Throughout the book, we learn that Germany struggles with the decisions whether to keep and build these memorials of their hated past. Most citizens would much rather tear them all down and sweep everything under the rug. I was glad to see they decided to keep these memorials because, good or bad, it is part of their past and identity.

Monday, July 5, 2010

The Wall Jumper

The Wall Jumper is a complicated story about a West Berliner's trip to the East to visit some old friends. The book takes place during the period of the Berlin Wall. Throughout the book, short stories are told about people's attempts to jump the wall from one side to the other. However, most of these stories seem to be false and are in fact just myths as the author begins to explain how unlikely it was to just jump the wall back and forth. At the Checkpoint Charlie Museum I read about a boy who attempted to climb the wall and was shot in the middle of "no man's land" and was dragged back to the side he came from. In real life very few people made it to the other side without a Visa. In one of the earlier stories, we learn about a man, Kabe, who jumped the wall fifteen times because he was bored with nothing to do. Doctors said that it was just a "pathological desire to overcome the wall", and this is what the book was basically about. The people of Berlin had a desire to see what life was like on the other side; it was curiosity. During my stay here in Berlin, I have began to notice that the separation that the wall once maintained still feels in existence today. West Berlin is very lively and full of capitalism as it once was, but the East on the other hand was very quiet and had an "old" fell to it. However, the people seem happy about the fact that they can move freely between the two sides now. Even though the fragmentation of the stories made it difficult to read, the book gave me a better understanding of the way Berlin is today.

Friday, July 2, 2010

Nice From A Far But Far From Nice

De-constructivism is a development of the post modernist movement that started in late 1980's. It is characterized by ideas of fragmentation, manipulating surfaces and skins, and a distortion of shapes. It has an unpredictable quality, yet it is controlled chaos.
(Frank Gehry's DG Bank)


From far away, these buildings look cool and take on interesting forms. However, once you get close to it, one begins to see a number of problems with the building. The most common problem I have with these buildings is the joint work at some of the corners. It looks very sloppy to say the least.

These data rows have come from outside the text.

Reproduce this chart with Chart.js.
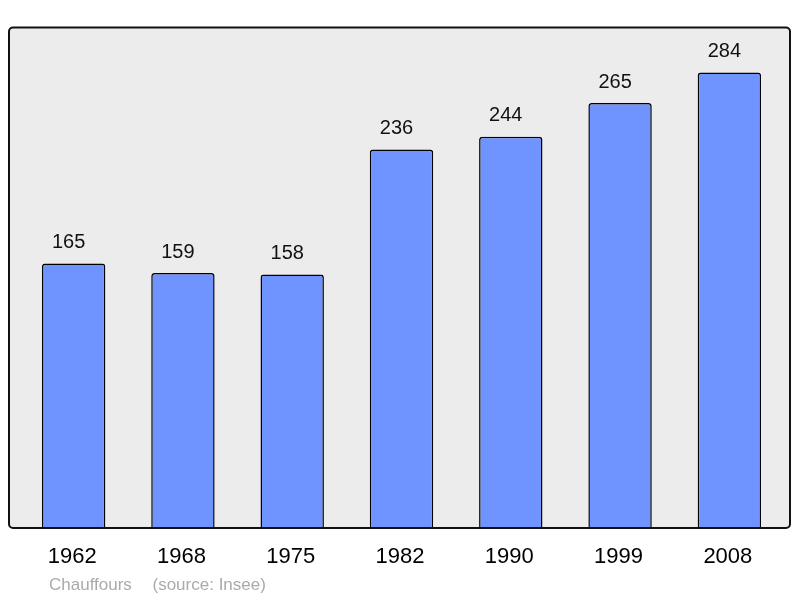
<!DOCTYPE html>
<html>
<head>
<meta charset="utf-8">
<script src="https://cdn.jsdelivr.net/npm/chart.js@4/dist/chart.umd.min.js"></script>
<style>
  html, body { margin: 0; padding: 0; background: #fff; }
  #wrap { width: 800px; height: 598px; }
</style>
</head>
<body>
<div id="wrap"><canvas id="c" width="800" height="598"></canvas></div>
<script>
const years = ["1962", "1968", "1975", "1982", "1990", "1999", "2008"];
const population = [165, 159, 158, 236, 244, 265, 284];
const commune = "Chauffours";
const source = "(source: Insee)";

const framePlugin = {
  id: 'frame',
  beforeDraw(chart) {
    const ctx = chart.ctx, a = chart.chartArea;
    const l = a.left - 10, t = a.top + 0.5, r = a.right + 6, b = a.bottom;
    ctx.save();
    ctx.beginPath();
    ctx.roundRect(l, t, r - l, b - t, 4);
    ctx.fillStyle = '#ececec';
    ctx.fill();
    ctx.restore();
  },
  afterDatasetsDraw(chart) {
    const ctx = chart.ctx, a = chart.chartArea;
    const l = a.left - 10, t = a.top + 0.5, r = a.right + 6, b = a.bottom;
    ctx.save();
    ctx.beginPath();
    ctx.roundRect(l, t, r - l, b - t, 4);
    ctx.lineWidth = 2;
    ctx.strokeStyle = '#111';
    ctx.stroke();

    const meta = chart.getDatasetMeta(0);
    const xs = chart.scales.x;
    ctx.fillStyle = '#111';
    ctx.textAlign = 'center';
    ctx.textBaseline = 'middle';
    ctx.font = '20px "Liberation Sans", Arial, sans-serif';
    meta.data.forEach((bar, i) => {
      ctx.fillText(String(population[i]), bar.x - 5, bar.y - 21);
    });
    ctx.font = '22px "Liberation Sans", Arial, sans-serif';
    ctx.fillStyle = '#000';
    years.forEach((y, i) => {
      ctx.fillText(y, xs.getPixelForValue(i) - 1.5, a.bottom + 29);
    });
    ctx.textAlign = 'left';
    ctx.fillStyle = '#aaaaaa';
    ctx.font = '17px "Liberation Sans", Arial, sans-serif';
    ctx.fillText(commune, l + 40, a.bottom + 57);
    ctx.fillText(source, l + 143.5, a.bottom + 57);
    ctx.restore();
  }
};

new Chart(document.getElementById('c'), {
  type: 'bar',
  data: {
    labels: years,
    datasets: [{
      data: population,
      backgroundColor: '#7094ff',
      borderColor: '#000',
      borderWidth: 1.5,
      borderRadius: { topLeft: 3, topRight: 3, bottomLeft: 0, bottomRight: 0 },
      borderSkipped: 'bottom',
      categoryPercentage: 1,
      barPercentage: 0.58
    }]
  },
  options: {
    responsive: false,
    animation: false,
    devicePixelRatio: 1,
    layout: { padding: { left: 19, right: 16, top: 27, bottom: 70 } },
    plugins: { legend: { display: false }, tooltip: { enabled: false } },
    scales: {
      x: { display: false, offset: true },
      y: { display: false, min: 0, max: Math.max(...population) * 1.1 }
    }
  },
  plugins: [framePlugin]
});
</script>
</body>
</html>
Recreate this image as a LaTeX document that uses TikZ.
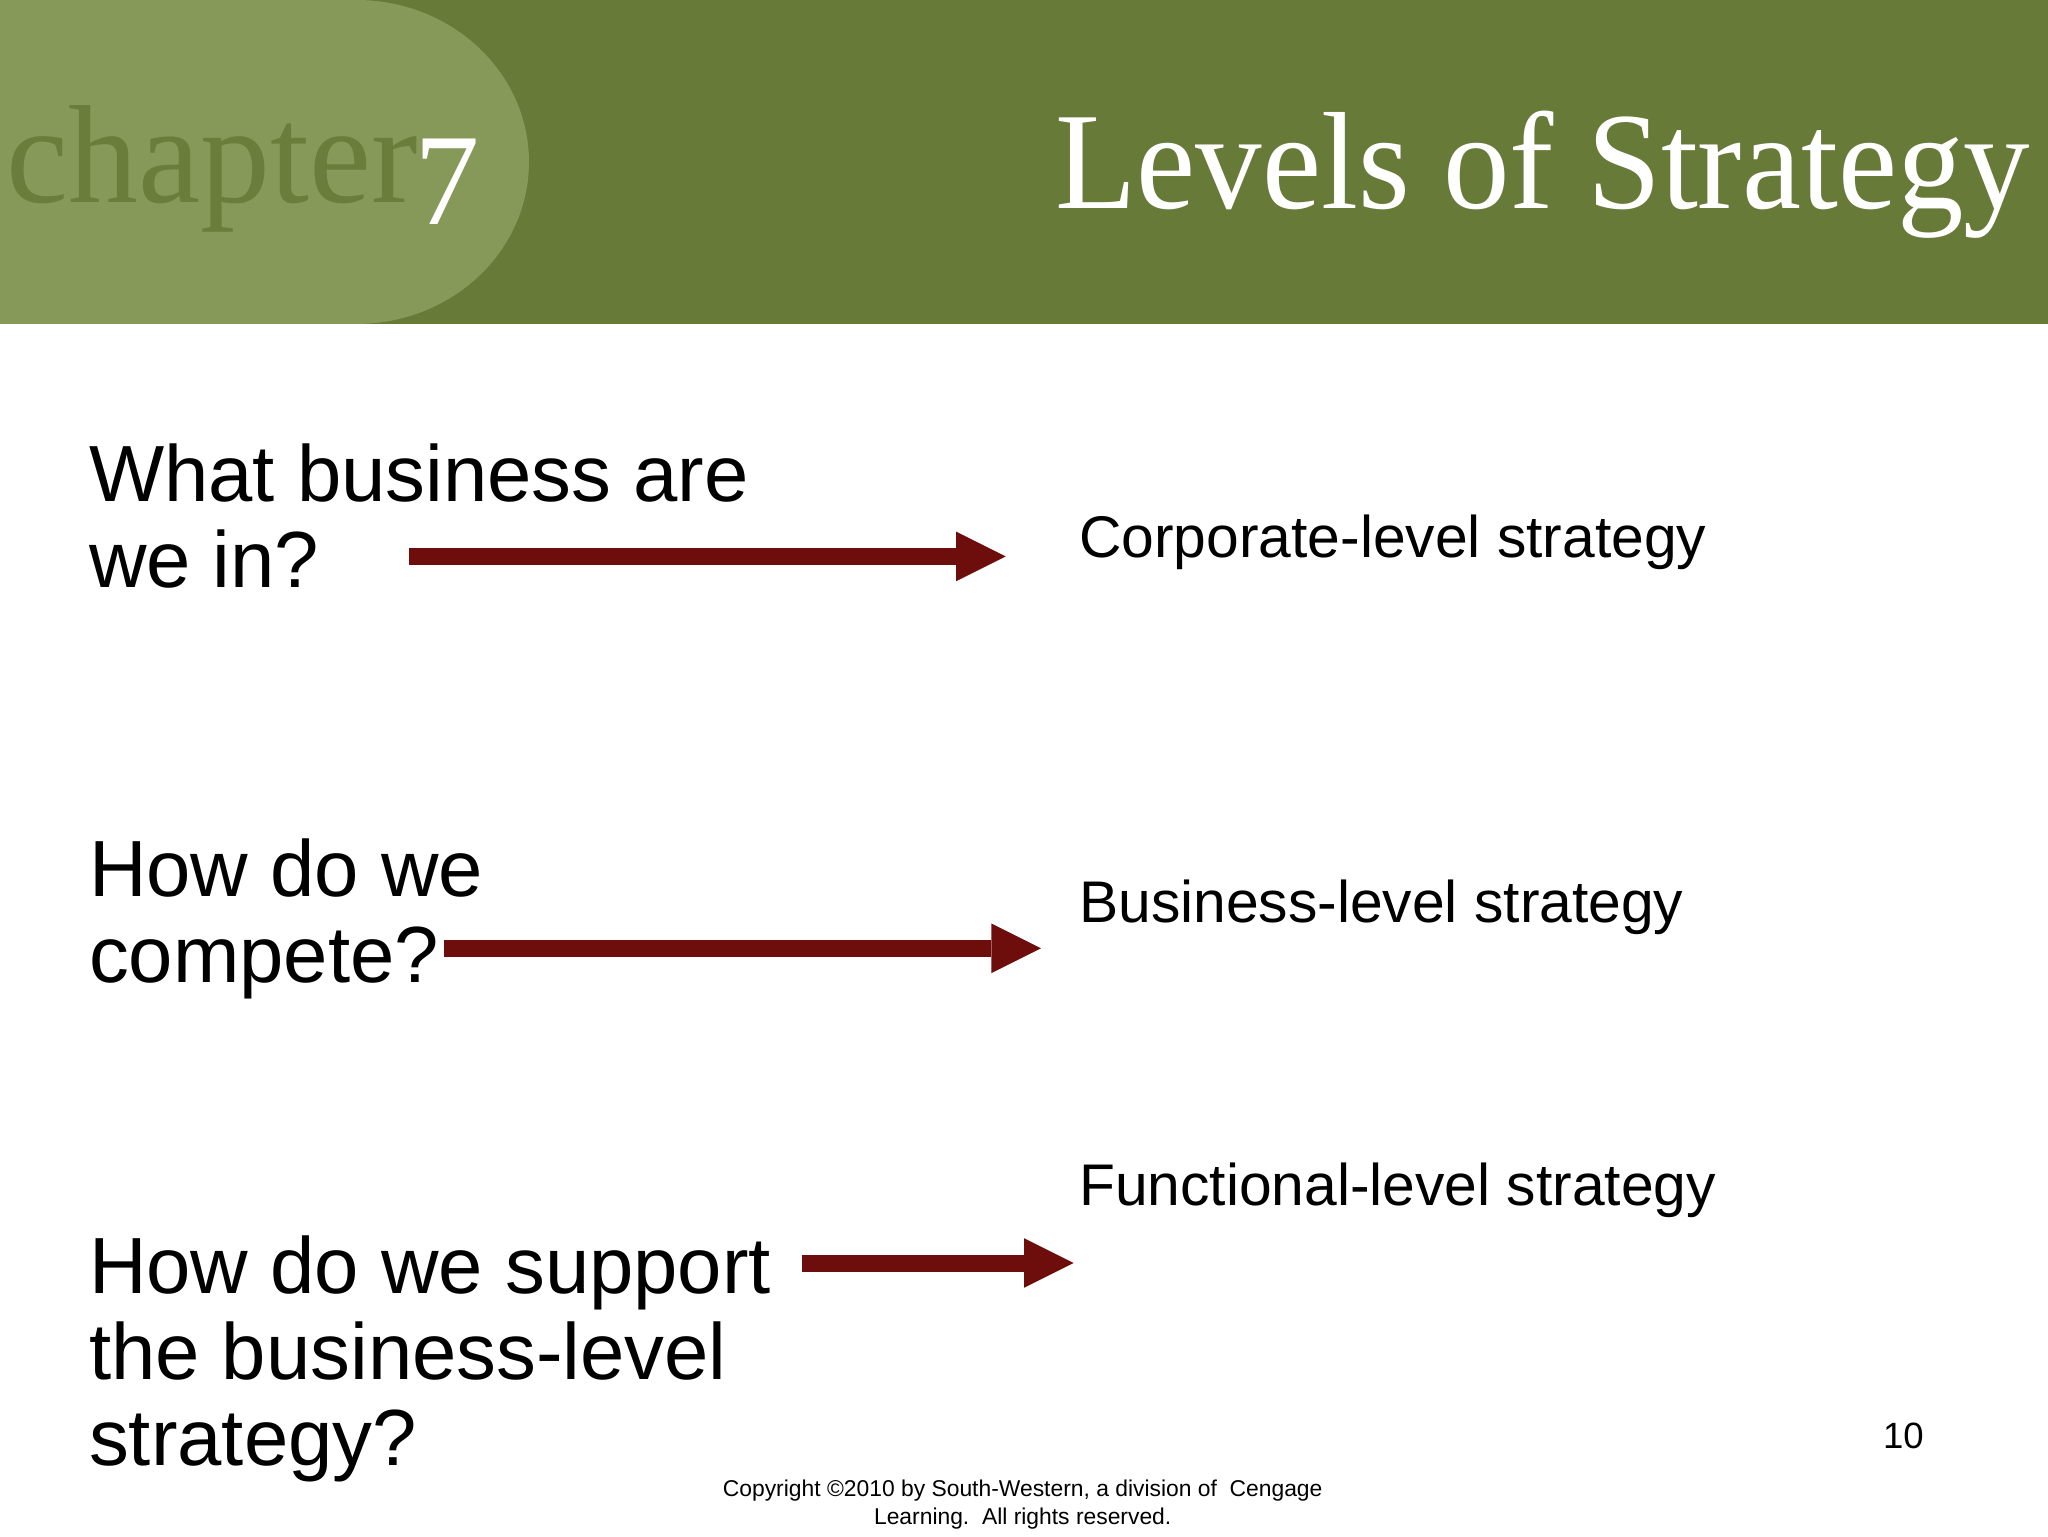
\documentclass[tikz,border=0pt]{standalone}
\usepackage{fontspec}
\setmainfont{Liberation Sans}
\newfontfamily\serifttl{Liberation Serif}
\usetikzlibrary{arrows.meta}
\definecolor{hdrdark}{RGB}{103,122,55}
\definecolor{hdrlight}{RGB}{135,153,88}
\definecolor{chapc}{RGB}{107,125,59}
\definecolor{arrowc}{RGB}{110,14,12}
\tikzset{
  question/.style={anchor=base west, inner sep=0pt, align=left, font=\fontsize{61}{66}\selectfont},
  level/.style={anchor=base west, inner sep=0pt, font=\fontsize{45}{54}\selectfont},
  bigarrow/.style={draw=arrowc, line width=13pt, -{Triangle[length=38pt,width=38pt,line width=0pt]}}
}
\begin{document}
\begin{tikzpicture}[x=1pt,y=1pt]
\useasboundingbox (0,0) rectangle (1568,-1176);
\fill[white] (0,0) rectangle (1568,-1176);
% header
\fill[hdrdark] (0,0) rectangle (1568,-248);
\fill[hdrlight] (0,0) -- (273,0) arc[start angle=90,end angle=-90,x radius=132,y radius=124] -- (0,-248) -- cycle;
\node[anchor=base west, inner sep=0pt, text=chapc, font=\serifttl\fontsize{107}{107}\selectfont] (chap) at (5,-155) {chapter};
\node[anchor=base west, inner sep=0pt, text=white, font=\serifttl\fontsize{100}{100}\selectfont] (num) at (317,-172) {7};
\node[anchor=base west, inner sep=0pt, text=white, font=\serifttl\fontsize{106}{106}\selectfont] (title) at (808,-160) {\scalebox{0.96}[1]{Levels of Strategy}};
% questions (base anchor = last line)
\node[question] (q1) at (68,-450) {What business are\\we in?};
\node[question] (q2) at (68,-752) {How do we\\compete?};
\node[question] (q3) at (68,-1122) {How do we support\\the business-level\\strategy?};
% levels
\node[level] (l1) at (826,-427) {Corporate-level strategy};
\node[level] (l2) at (826,-706) {Business-level strategy};
\node[level] (l3) at (826,-923) {Functional-level strategy};
% arrows
\coordinate (a1s) at (313,-426);
\coordinate (a1e) at (770,-426);
\coordinate (a2s) at (340,-726);
\coordinate (a2e) at (797,-726);
\coordinate (a3s) at (614,-967);
\coordinate (a3e) at (822,-967);
\draw[bigarrow] (a1s) -- (a1e);
\draw[bigarrow] (a2s) -- (a2e);
\draw[bigarrow] (a3s) -- (a3e);
% footer
\node[anchor=base east, inner sep=0pt, font=\fontsize{28}{28}\selectfont] (pg) at (1473,-1109) {10};
\node[anchor=base, inner sep=0pt, align=center, font=\fontsize{17.5}{21}\selectfont] (copy) at (783,-1167) {Copyright \textcopyright2010 by South-Western, a division of\ \ Cengage\\Learning.\ \ All rights reserved.};
\end{tikzpicture}
\end{document}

(Coop Himmelbau's UFA Cinema)

Within Coop's Cinema, it felt as if there was a lot of wasted space and also felt cramped in the lobby area. It was very non-photogenic to say the least, but that's just my opinion.











(Zaha Hadid's Vitra Fire Station)
Here at Zaha's Fire Station, most of the doors and windows don't meet the surface evenly causing air to get through the small gaps. They had to install heaters within the floors and walls because it got so cold in the winter. The fire station was only in use for two years. Now the Vitra campus uses it for parties and social gatherings.